* Task objective
Copy exactly, and only, the lines between the start of the entries below and the line containing "from matplotlib.ticker import", both inclusive. Omit pictures.

+++ Records for processing

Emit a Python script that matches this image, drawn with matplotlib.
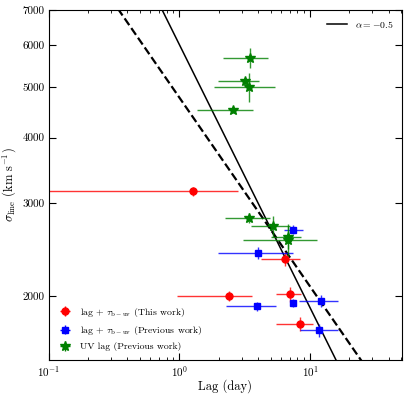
import matplotlib
matplotlib.use("Agg")
import matplotlib.pyplot as plt
import numpy as np
from matplotlib.ticker import FixedLocator, FixedFormatter, NullLocator

plt.rcParams["font.family"] = "serif"
plt.rcParams["font.serif"] = ["cmr10"]
plt.rcParams["mathtext.fontset"] = "cm"
plt.rcParams["axes.formatter.use_mathtext"] = True

# lag + tau_b-uv (this work): lag, lag err low/high, sigma, sigma err
red_lag = [1.26, 6.46, 2.39, 6.97, 8.41]
red_lag_lo = [1.21, 2.28, 1.44, 1.47, 2.91]
red_lag_hi = [1.54, 1.99, 1.19, 1.58, 2.09]
red_sig = [3163, 2356, 2000, 2015, 1768]
red_sig_err = [60, 70, 45, 65, 55]

# lag + tau_b-uv (previous work)
blue_lag = [7.38, 3.98, 3.91, 7.38, 12.2, 11.7]
blue_lag_lo = [1.08, 2.01, 1.63, 0.35, 3.9, 3.25]
blue_lag_hi = [1.42, 3.40, 1.59, 0.45, 4.1, 4.6]
blue_sig = [2675, 2417, 1912, 1940, 1957, 1722]
blue_sig_err = [50, 60, 40, 30, 50, 50]

# UV lag (previous work)
green_lag = [3.44, 3.20, 3.42, 2.56, 3.40, 5.25, 6.80, 6.80]
green_lag_lo = [1.27, 1.22, 1.57, 1.19, 1.18, 1.71, 3.74, 1.80]
green_lag_hi = [1.34, 0.85, 1.96, 1.13, 1.50, 1.72, 4.60, 1.80]
green_sig = [5680, 5122, 4990, 4520, 2815, 2715, 2558, 2590]
green_sig_err = [250, 80, 310, 70, 60, 130, 180, 130]

# sigma = A * lag^alpha
line_x = np.array([0.1, 60.0])
solid_norm, solid_alpha = 6010.0, -0.5
dash_norm, dash_alpha = 4767.0, -0.359

fig = plt.figure(figsize=(4.07, 3.97), dpi=100)
ax = fig.add_axes([0.120, 0.093, 0.868, 0.882])

l1, = ax.plot(line_x, solid_norm * line_x**solid_alpha, "k-", lw=1.1, label=r"$\alpha=-0.5$")
ax.plot(line_x, dash_norm * line_x**dash_alpha, "k--", lw=1.6)

ekw = dict(fmt="none", elinewidth=1.0, alpha=0.8, capsize=0)
ax.errorbar(red_lag, red_sig, xerr=[red_lag_lo, red_lag_hi], yerr=red_sig_err, ecolor="red", **ekw)
ax.errorbar(blue_lag, blue_sig, xerr=[blue_lag_lo, blue_lag_hi], yerr=blue_sig_err, ecolor="blue", **ekw)
ax.errorbar(green_lag, green_sig, xerr=[green_lag_lo, green_lag_hi], yerr=green_sig_err, ecolor="green", **ekw)
ax.plot(red_lag, red_sig, "o", color="red", ms=5, ls="none")
ax.plot(blue_lag, blue_sig, "s", color="blue", ms=5, ls="none")
ax.plot(green_lag, green_sig, "*", color="green", ms=7, ls="none")

h1 = ax.errorbar([], [], xerr=[], yerr=[], fmt="o", color="red", ms=5, elinewidth=1)
h2 = ax.errorbar([], [], xerr=[], yerr=[], fmt="s", color="blue", ms=5, elinewidth=1)
h3 = ax.errorbar([], [], xerr=[], yerr=[], fmt="*", color="green", ms=7, elinewidth=1)

ax.set_xscale("log")
ax.set_yscale("log")
ax.set_xlim(0.1, 50.7)
ax.set_ylim(1511, 7000)

yt = [2000, 3000, 4000, 5000, 6000, 7000]
ax.yaxis.set_major_locator(FixedLocator(yt))
ax.yaxis.set_major_formatter(FixedFormatter([str(v) for v in yt]))
ax.yaxis.set_minor_locator(NullLocator())

ax.tick_params(which="both", direction="in", top=True, right=True, labelsize=8, pad=3)
ax.tick_params(which="major", length=5)
ax.tick_params(which="minor", length=2.5)

ax.set_xlabel("Lag (day)", fontsize=9, labelpad=0)
ax.set_ylabel(r"$\sigma_{\rm line}$ (km s$^{-1}$)", fontsize=9, labelpad=3)

leg1 = ax.legend(handles=[l1], loc="upper right", frameon=False, fontsize=7)
ax.add_artist(leg1)
ax.legend([h1, h2, h3],
          [r"lag + $\tau_{\rm b-uv}$ (This work)",
           r"lag + $\tau_{\rm b-uv}$ (Previous work)",
           "UV lag (Previous work)"],
          loc="lower left", frameon=False, fontsize=7, handlelength=1.5,
          labelspacing=0.55, bbox_to_anchor=(0.0, 0.0))

fig.savefig("out.png", dpi=100)
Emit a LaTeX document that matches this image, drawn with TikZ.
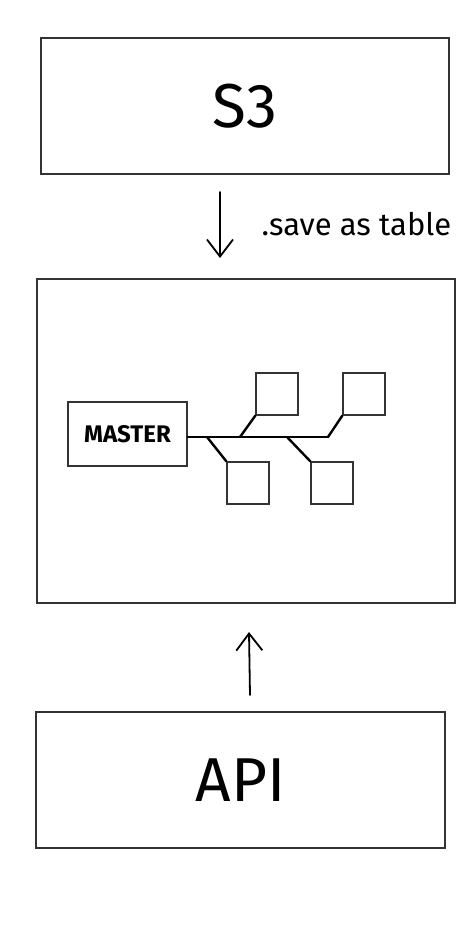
\documentclass[tikz,border=0pt]{standalone}
\usepackage{fontspec}
\setmainfont{Fira Sans}
\usetikzlibrary{arrows.meta}
\begin{document}
\begin{tikzpicture}[x=1pt,y=-1pt,
  box/.style={draw=black!80,line width=1.4pt,rectangle,inner sep=0pt},
  small/.style={box,minimum width=42pt,minimum height=42pt},
  link/.style={line width=2.4pt,line cap=round},
  flow/.style={line width=1.8pt,line cap=round,-{Straight Barb[length=17pt,width=26pt,line width=1.8pt]}},
  big/.style={font=\fontsize{62}{62}\selectfont}]
\useasboundingbox[fill=white] (0,0) rectangle (474,935);
\node[box,minimum width=408pt,minimum height=136pt,big] (s3) at (245,106) {S3};
\node[box,minimum width=418pt,minimum height=324pt] (mid) at (246,441) {};
\node[box,minimum width=119pt,minimum height=64pt,font=\fontsize{24}{24}\selectfont\bfseries] (master) at (127.5,434) {MASTER};
\node[small] (ul) at (277,394) {};
\node[small] (ur) at (364,394) {};
\node[small] (ll) at (248,483) {};
\node[small] (lr) at (332,483) {};
\node[box,minimum width=409pt,minimum height=136pt,big] (api) at (240.5,780) {API};
\coordinate (lend) at (328,437);
\coordinate (j1) at (207,437);
\coordinate (j2) at (240,437);
\coordinate (j3) at (287,437);
\draw[link] (master.east |- lend) -- (lend);
\draw[link] (j1) -- (ll.north west);
\draw[link] (j2) -- (ul.south west);
\draw[link] (j3) -- (lr.north west);
\draw[link] (lend) -- (ur.south west);
\coordinate (d1) at (220,192);
\coordinate (d2) at (220,258);
\draw[flow] (d1) -- (d2);
\node[anchor=west,font=\fontsize{31}{31}\selectfont] (lab) at (258,224) {.save as table};
\coordinate (u1) at (250,695);
\coordinate (u2) at (249,632);
\draw[flow] (u1) -- (u2);
\end{tikzpicture}
\end{document}
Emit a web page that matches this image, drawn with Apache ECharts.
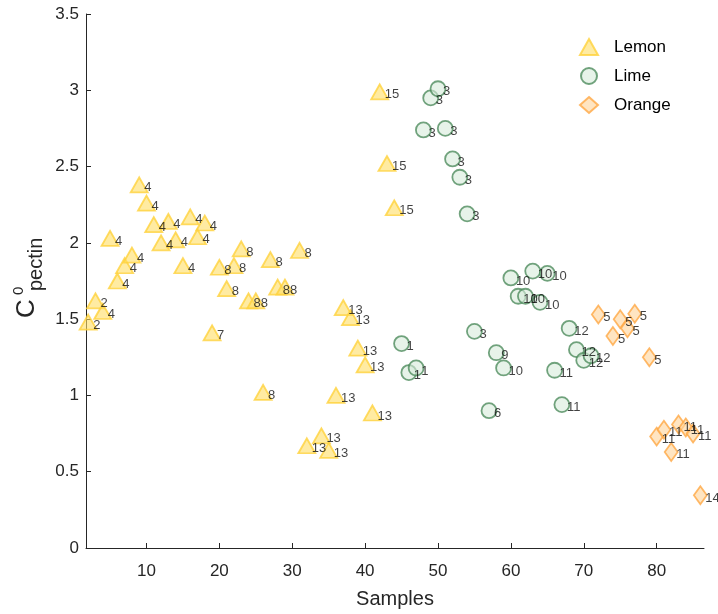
<!DOCTYPE html>
<html>
<head>
<meta charset="utf-8">
<script src="https://cdn.jsdelivr.net/npm/echarts@6/dist/echarts.min.js"></script>
<style>
html,body{margin:0;padding:0;background:#fff;}
#chart{width:718px;height:614px;}
</style>
</head>
<body>
<div id="chart"></div>
<script>
// ---- data ----
const lemonX   = [2,3,4,5,6,7,8,9,10,11,12,13,14,15,16,17,18,19,20,21,22,23,24,25,26,27,28,29,31,32,34,35,36,37,38,39,40,41,42,43,44];
const lemonY   = [1.48,1.62,1.55,2.03,1.75,1.85,1.92,2.38,2.26,2.12,2.00,2.14,2.02,1.85,2.17,2.04,2.13,1.41,1.84,1.70,1.85,1.96,1.62,1.62,1.02,1.89,1.71,1.71,1.95,0.67,0.735,0.64,1.00,1.575,1.51,1.31,1.20,0.885,2.99,2.52,2.23];
const lemonLab = [2,2,4,4,4,4,4,4,4,4,4,4,4,4,4,4,4,7,8,8,8,8,8,8,8,8,8,8,8,13,13,13,13,13,13,13,13,13,15,15,15];

const limeX   = [45,46,47,48,49,50,51,52,53,54,55,57,58,59,60,61,62,63,64,65,66,67,68,69,70,71];
const limeY   = [1.34,1.15,1.18,2.74,2.95,3.01,2.75,2.55,2.43,2.19,1.42,0.90,1.28,1.18,1.77,1.65,1.65,1.815,1.61,1.80,1.165,0.94,1.44,1.30,1.23,1.26];
const limeLab = [1,1,1,3,3,3,3,3,3,3,3,6,9,10,10,10,10,10,10,10,11,11,12,12,12,12];

const orangeX   = [72,74,75,76,77,79,80,81,82,83,84,85,86];
const orangeY   = [1.53,1.39,1.50,1.44,1.535,1.25,0.73,0.775,0.63,0.81,0.79,0.75,0.345];
const orangeLab = [5,5,5,5,5,5,11,11,11,11,11,11,14];

const xTicks = [10,20,30,40,50,60,70,80];
const seriesNames = ['Lemon','Lime','Orange'];

function pts(xs, ys, ls){ return xs.map((x,i)=>[x, ys[i], ls[i]]); }

const FONT = '"Liberation Sans", Arial, Helvetica, sans-serif';
const labelCfg = {
  show: true, position: 'inside', align: 'left', verticalAlign: 'middle',
  offset: [5, 3], fontSize: 13, color: '#111', fontFamily: FONT,
  formatter: p => String(p.value[2])
};

const chart = echarts.init(document.getElementById('chart'), null, {renderer:'canvas'});
chart.setOption({
  animation: false,
  backgroundColor: '#fff',
  textStyle: {fontFamily: FONT},
  grid: {left: 86, right: 14, top: 14, bottom: 64, containLabel: false},
  legend: {
    orient: 'vertical', left: 574, top: 33, itemWidth: 18, itemHeight: 16, itemGap: 11,
    textStyle: {fontSize: 17, color: '#000', fontFamily: FONT, padding: [0,0,0,11]},
    data: seriesNames
  },
  xAxis: {
    type: 'value', min: 1.7, max: 86.5,
    name: 'Samples', nameLocation: 'middle', nameGap: 41,
    nameTextStyle: {fontSize: 20, color: '#262626', fontFamily: FONT},
    axisLine: {show: true, lineStyle: {color: '#262626', width: 1}},
    axisTick: {show: true, inside: true, length: 5, customValues: xTicks, lineStyle: {color: '#262626'}},
    axisLabel: {customValues: xTicks, fontSize: 17, color: '#262626', margin: 15, fontFamily: FONT},
    splitLine: {show: false}
  },
  yAxis: {
    type: 'value', min: 0, max: 3.5, interval: 0.5,
    axisLine: {show: true, lineStyle: {color: '#262626', width: 1}},
    axisTick: {show: true, inside: true, length: 5, lineStyle: {color: '#262626'}},
    axisLabel: {fontSize: 17, color: '#262626', margin: 7, fontFamily: FONT},
    splitLine: {show: false}
  },
  graphic: [{
    type: 'group', x: 0, y: 277, rotation: Math.PI/2,
    children: [
      {type: 'text', x: -41, y: 27, style: {text: 'C', font: '26px ' + FONT, fill: '#262626', verticalAlign: 'middle'}},
      {type: 'text', x: -18, y: 19, style: {text: '0', font: '15px ' + FONT, fill: '#262626', verticalAlign: 'middle'}},
      {type: 'text', x: -14, y: 36, style: {text: 'pectin', font: '20px ' + FONT, fill: '#262626', verticalAlign: 'middle'}}
    ]
  }],
  series: [
    {
      name: 'Lemon', type: 'scatter', symbol: 'triangle', symbolSize: [17, 15],
      itemStyle: {color: 'rgba(255,221,100,0.75)', borderColor: '#FFD23C', borderWidth: 1.8},
      label: labelCfg, data: pts(lemonX, lemonY, lemonLab)
    },
    {
      name: 'Lime', type: 'scatter', symbol: 'circle', symbolSize: 15,
      itemStyle: {color: 'rgba(215,235,219,0.75)', borderColor: '#4F8C5E', borderWidth: 1.8},
      label: labelCfg, data: pts(limeX, limeY, limeLab)
    },
    {
      name: 'Orange', type: 'scatter', symbol: 'diamond', symbolSize: [13, 18],
      itemStyle: {color: 'rgba(255,214,160,0.8)', borderColor: '#FFA843', borderWidth: 1.8},
      label: labelCfg, data: pts(orangeX, orangeY, orangeLab)
    }
  ]
});
</script>
</body>
</html>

++++++

* The answer
Emit a Python script that matches this image, drawn with matplotlib.
import matplotlib
matplotlib.use("Agg")
import matplotlib.pyplot as plt
import numpy as np
from matplotlib.ticker import FixedLocator, FixedFormatter, NullLocator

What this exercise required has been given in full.